Top tip: Remove all fake-tan before your appointment. They won’t go ahead with your laser session if you have anything on your skin - except deodorant which can be wiped away.

THREADING

Cost: €€

Threading has been around for a long, long time. It first originated from India and Iran as a form of hair removal on the face and was used to shape women’s eyebrows. Threading lasts longer than shaving or tweezing and won’t cause any ingrown hairs however it’s typically only done on the face or small areas. It can be quite painful, the threads pull at the skin so it feels a bit pinchy.

Still, my eyebrow shape has never been better. A thin thread is doubled up and then rolled over the skin, plucking the hair at follicle level.

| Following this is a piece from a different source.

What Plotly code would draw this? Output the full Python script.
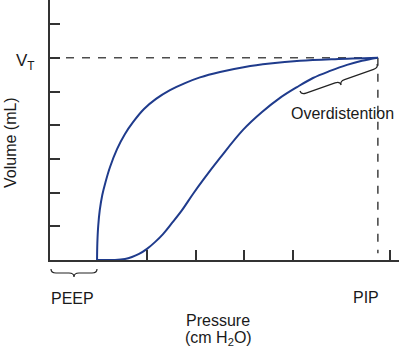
import math
import plotly.graph_objects as go

# ---- data (pressure in cm H2O, volume in mL) ----
PEEP = 4.85
PIP = 33.8
VT = 600

insp_pressure = [4.85, 5.67, 6.70, 7.73, 8.45, 9.18, 10.0, 10.82, 11.65, 12.58, 13.61,
                 14.74, 15.77, 17.53, 19.90, 21.86, 23.71, 25.46, 27.11, 28.87,
                 30.62, 32.16, 33.8]
insp_volume = [0, 0, 0, 3, 9, 18, 33, 53, 77, 110, 148,
               196, 237, 303, 386, 439, 481, 513, 540, 561,
               579, 591, 600]

exp_pressure = [4.85, 4.88, 4.97, 5.13, 5.39, 5.72, 6.19, 6.91, 7.73, 8.56, 9.69,
                10.93, 12.37, 13.92, 15.46, 17.53, 20.10, 22.68, 25.77, 29.38, 33.8]
exp_volume = [0, 50, 101, 148, 193, 231, 276, 329, 374, 409, 448,
              478, 504, 525, 542, 558, 573, 583, 591, 596, 600]

x_tickvals = [10, 15, 20, 25, 35]
y_tickvals = [100, 200, 300, 400, 500, 600, 700]

# ---- layout geometry ----
W, H = 399, 351
L, R, T, B = 50, 0, 0, 91
PW, PH = W - L - R, H - T - B
X_MAX = PW / 9.7
Y_MAX = PH / 0.337

FONT = "Liberation Sans, Arial, sans-serif"
CURVE = "#1f3b8c"
AX = "#333333"
TXT = "#1a1a1a"


def to_paper(px, py):
    return (px - L) / PW, (T + PH - py) / PH


def brace_path(ax, ay, bx, by, nx, ny, h, r):
    dx, dy = bx - ax, by - ay
    ln = math.hypot(dx, dy)
    ux, uy = dx / ln, dy / ln
    mx, my = ax + dx / 2, ay + dy / 2

    def p(x, y):
        a, b = to_paper(x, y)
        return f"{a:.5f},{b:.5f}"

    hh = h / 2
    pts = [
        "M " + p(ax, ay),
        "Q " + p(ax + nx * hh, ay + ny * hh) + " " + p(ax + ux * r + nx * hh, ay + uy * r + ny * hh),
        "L " + p(mx - ux * r + nx * hh, my - uy * r + ny * hh),
        "Q " + p(mx + nx * hh, my + ny * hh) + " " + p(mx + nx * h, my + ny * h),
        "Q " + p(mx + nx * hh, my + ny * hh) + " " + p(mx + ux * r + nx * hh, my + uy * r + ny * hh),
        "L " + p(bx - ux * r + nx * hh, by - uy * r + ny * hh),
        "Q " + p(bx + nx * hh, by + ny * hh) + " " + p(bx, by),
    ]
    return " ".join(pts)


fig = go.Figure()

# dashed guides
fig.add_trace(go.Scatter(x=[0, PIP], y=[VT, VT], mode="lines",
                         line=dict(color="#4d4d4d", width=1.6, dash="8px,8px"),
                         hoverinfo="skip", showlegend=False))
fig.add_trace(go.Scatter(x=[PIP, PIP], y=[VT, 20], mode="lines",
                         line=dict(color="#4d4d4d", width=1.6, dash="8px,8px"),
                         hoverinfo="skip", showlegend=False))

# loops
fig.add_trace(go.Scatter(x=insp_pressure, y=insp_volume, mode="lines",
                         line=dict(color=CURVE, width=2, shape="spline", smoothing=1),
                         showlegend=False))
fig.add_trace(go.Scatter(x=exp_pressure, y=exp_volume, mode="lines",
                         line=dict(color=CURVE, width=2, shape="spline", smoothing=1),
                         showlegend=False))

fig.update_layout(
    width=W, height=H,
    margin=dict(l=L, r=R, t=T, b=B, pad=0),
    paper_bgcolor="white", plot_bgcolor="white",
    font=dict(family=FONT, size=16, color=TXT),
    xaxis=dict(range=[0, X_MAX], showline=True, linecolor=AX, linewidth=1.5,
               ticks="inside", ticklen=10, tickwidth=1.5, tickcolor=AX,
               tickvals=x_tickvals, showticklabels=False,
               showgrid=False, zeroline=False, fixedrange=True),
    yaxis=dict(range=[0, Y_MAX], showline=True, linecolor=AX, linewidth=1.5,
               ticks="inside", ticklen=10, tickwidth=1.5, tickcolor=AX,
               tickvals=y_tickvals, showticklabels=False,
               showgrid=False, zeroline=False, fixedrange=True),
)

ann = [
    ("V<sub>T</sub>", 25, 62, 0, 17),
    ("Volume (mL)", 10, 143, -90, 16),
    ("PEEP", 72.5, 298, 0, 16),
    ("PIP", 366, 297, 0, 16),
    ("Pressure", 218, 320, 0, 16),
    ("(cm H<sub>2</sub>O)", 218, 338, 0, 16),
    ("Overdistention", 342, 113, 0, 16),
]
for text, px, py, ang, fs in ann:
    xp, yp = to_paper(px, py)
    fig.add_annotation(text=text, x=xp, y=yp, xref="paper", yref="paper",
                       xanchor="center", yanchor="middle", showarrow=False,
                       textangle=ang, font=dict(family=FONT, size=fs, color=TXT))

fig.add_shape(type="path", xref="paper", yref="paper",
              path=brace_path(51, 269, 97, 269, 0, 1, 8, 5),
              line=dict(color="#222222", width=1.2))
fig.add_shape(type="path", xref="paper", yref="paper",
              path=brace_path(300, 91, 377, 64, 0.33, 0.94, 8, 5),
              line=dict(color="#222222", width=1.2))

fig.write_html("out.html")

Unlike tweezing which removes one hair at a time, threading can remove short rows of hair so the process is over quickly. As no extra creams or products are applied to the face, this method of facial hair removal works well with acne-prone or sensitive skin. Of course, you’ll experience slight redness but nothing major or too obvious.

ELECTROLYSIS

Cost: €€€

Electrolysis differs from laser hair removal because it stops hair growth completely. It works on any hair or skin type. A wire is inserted into the hair follicle under the surface of the skin. Then an electric current travels down and destroys the hair root. The result isn’t instant. You will need eight to 12 sessions. It can cause some discomfort, more so than laser hair removal. However, the results are excellent, particularly in the medium to long term.

Top tip: The electrologist needs to see the hairs to zap them so avoid waxing for two or three weeks and shaving for three or five days before treatment.